### Extracted records:
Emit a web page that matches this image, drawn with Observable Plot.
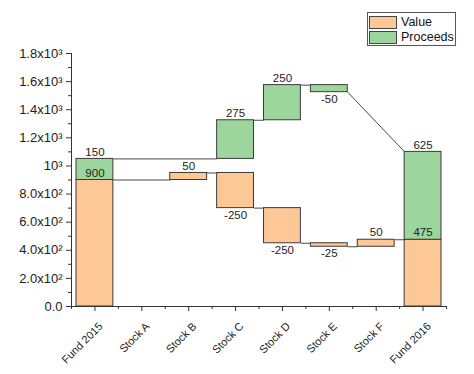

...

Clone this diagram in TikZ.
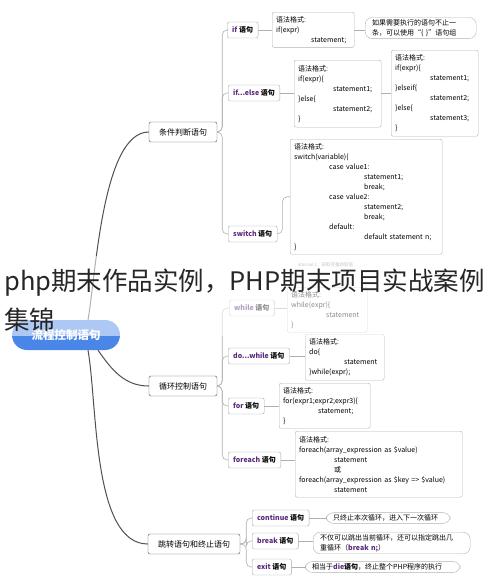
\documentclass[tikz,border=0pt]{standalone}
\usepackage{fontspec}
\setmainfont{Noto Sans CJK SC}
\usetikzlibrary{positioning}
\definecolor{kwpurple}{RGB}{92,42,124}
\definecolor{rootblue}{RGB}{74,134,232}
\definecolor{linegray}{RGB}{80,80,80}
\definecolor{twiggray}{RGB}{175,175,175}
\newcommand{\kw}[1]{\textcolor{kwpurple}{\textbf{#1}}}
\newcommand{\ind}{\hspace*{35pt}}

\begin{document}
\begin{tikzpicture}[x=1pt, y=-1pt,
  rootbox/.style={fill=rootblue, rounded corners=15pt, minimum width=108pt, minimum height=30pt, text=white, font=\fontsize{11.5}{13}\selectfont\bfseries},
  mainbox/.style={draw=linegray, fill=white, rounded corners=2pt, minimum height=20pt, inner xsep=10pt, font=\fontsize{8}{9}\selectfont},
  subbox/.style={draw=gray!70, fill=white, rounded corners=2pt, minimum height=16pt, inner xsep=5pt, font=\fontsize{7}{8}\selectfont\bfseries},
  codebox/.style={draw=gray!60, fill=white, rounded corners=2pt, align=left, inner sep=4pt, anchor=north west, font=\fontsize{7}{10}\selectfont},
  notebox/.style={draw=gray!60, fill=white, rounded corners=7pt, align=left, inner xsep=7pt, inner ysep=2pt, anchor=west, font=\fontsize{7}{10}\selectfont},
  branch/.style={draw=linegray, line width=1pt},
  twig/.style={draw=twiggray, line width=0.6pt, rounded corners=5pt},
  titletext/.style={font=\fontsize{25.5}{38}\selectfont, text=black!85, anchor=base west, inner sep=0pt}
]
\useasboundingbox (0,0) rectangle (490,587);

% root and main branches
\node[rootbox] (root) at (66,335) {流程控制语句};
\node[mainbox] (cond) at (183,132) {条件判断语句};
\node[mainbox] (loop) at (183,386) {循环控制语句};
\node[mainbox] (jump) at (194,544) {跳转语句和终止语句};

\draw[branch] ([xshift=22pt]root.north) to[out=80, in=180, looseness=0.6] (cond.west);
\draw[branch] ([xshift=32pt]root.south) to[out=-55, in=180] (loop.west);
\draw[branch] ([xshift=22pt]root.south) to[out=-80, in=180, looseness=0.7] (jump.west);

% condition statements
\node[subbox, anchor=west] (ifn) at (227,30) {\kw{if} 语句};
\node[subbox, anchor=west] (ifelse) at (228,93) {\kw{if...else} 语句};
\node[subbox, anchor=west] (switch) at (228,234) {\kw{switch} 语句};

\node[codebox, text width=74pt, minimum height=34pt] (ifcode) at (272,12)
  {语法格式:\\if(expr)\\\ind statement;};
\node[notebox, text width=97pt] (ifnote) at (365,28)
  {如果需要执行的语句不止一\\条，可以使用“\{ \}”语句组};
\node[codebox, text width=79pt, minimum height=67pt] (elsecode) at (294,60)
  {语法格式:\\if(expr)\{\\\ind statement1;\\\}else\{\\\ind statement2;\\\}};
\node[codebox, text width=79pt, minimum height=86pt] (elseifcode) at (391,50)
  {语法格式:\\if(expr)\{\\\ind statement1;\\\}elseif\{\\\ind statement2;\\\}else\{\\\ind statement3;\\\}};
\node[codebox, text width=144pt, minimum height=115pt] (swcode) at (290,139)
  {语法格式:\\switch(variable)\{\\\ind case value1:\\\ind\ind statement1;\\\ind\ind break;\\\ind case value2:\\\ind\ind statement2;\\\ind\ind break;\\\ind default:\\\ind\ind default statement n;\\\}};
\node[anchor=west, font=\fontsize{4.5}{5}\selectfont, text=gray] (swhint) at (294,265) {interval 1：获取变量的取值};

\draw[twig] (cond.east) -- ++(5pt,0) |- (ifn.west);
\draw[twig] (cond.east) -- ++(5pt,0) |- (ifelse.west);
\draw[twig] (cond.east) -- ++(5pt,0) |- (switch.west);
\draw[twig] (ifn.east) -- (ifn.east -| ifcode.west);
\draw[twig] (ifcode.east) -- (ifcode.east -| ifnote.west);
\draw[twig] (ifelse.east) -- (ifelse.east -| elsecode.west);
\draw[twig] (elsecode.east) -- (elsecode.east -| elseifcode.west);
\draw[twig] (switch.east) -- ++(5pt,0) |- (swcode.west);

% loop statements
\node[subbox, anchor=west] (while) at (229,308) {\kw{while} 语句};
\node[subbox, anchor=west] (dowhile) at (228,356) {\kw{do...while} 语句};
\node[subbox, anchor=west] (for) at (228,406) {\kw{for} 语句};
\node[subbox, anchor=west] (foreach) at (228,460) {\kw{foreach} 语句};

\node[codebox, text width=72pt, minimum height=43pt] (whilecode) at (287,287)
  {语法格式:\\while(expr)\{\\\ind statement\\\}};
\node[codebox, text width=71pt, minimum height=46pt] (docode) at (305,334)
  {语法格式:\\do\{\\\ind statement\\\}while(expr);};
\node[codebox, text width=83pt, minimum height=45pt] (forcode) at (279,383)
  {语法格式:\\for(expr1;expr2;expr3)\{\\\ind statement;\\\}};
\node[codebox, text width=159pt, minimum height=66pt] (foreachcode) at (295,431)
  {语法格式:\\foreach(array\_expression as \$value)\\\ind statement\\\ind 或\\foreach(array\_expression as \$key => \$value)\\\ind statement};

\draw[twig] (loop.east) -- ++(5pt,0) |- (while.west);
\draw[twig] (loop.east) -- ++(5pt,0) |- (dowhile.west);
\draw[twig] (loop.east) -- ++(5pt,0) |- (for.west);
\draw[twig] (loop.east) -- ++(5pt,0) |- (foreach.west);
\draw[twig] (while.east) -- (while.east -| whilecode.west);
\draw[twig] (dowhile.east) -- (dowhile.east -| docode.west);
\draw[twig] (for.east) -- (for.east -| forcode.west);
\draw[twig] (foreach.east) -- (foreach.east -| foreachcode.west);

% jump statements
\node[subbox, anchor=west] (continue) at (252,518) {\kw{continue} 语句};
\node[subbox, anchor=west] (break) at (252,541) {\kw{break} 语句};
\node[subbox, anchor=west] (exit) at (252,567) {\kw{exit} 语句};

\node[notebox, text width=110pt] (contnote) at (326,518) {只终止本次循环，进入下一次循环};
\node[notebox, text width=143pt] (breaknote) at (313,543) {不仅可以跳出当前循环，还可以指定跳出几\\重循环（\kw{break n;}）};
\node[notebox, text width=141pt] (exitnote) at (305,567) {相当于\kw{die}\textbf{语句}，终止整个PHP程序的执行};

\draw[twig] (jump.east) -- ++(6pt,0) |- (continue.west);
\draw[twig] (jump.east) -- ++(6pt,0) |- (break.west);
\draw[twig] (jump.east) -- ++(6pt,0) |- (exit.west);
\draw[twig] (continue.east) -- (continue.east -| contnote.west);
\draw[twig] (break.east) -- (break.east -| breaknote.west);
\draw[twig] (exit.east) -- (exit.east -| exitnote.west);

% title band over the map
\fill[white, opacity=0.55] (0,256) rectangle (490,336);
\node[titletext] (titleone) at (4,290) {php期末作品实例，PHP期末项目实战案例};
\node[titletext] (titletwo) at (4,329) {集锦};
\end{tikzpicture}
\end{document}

### What the task asks:
Copy every line of the records above that holds the word "this".

### Task output:
Emit a web page that matches this image, drawn with Observable Plot.
Clone this diagram in TikZ.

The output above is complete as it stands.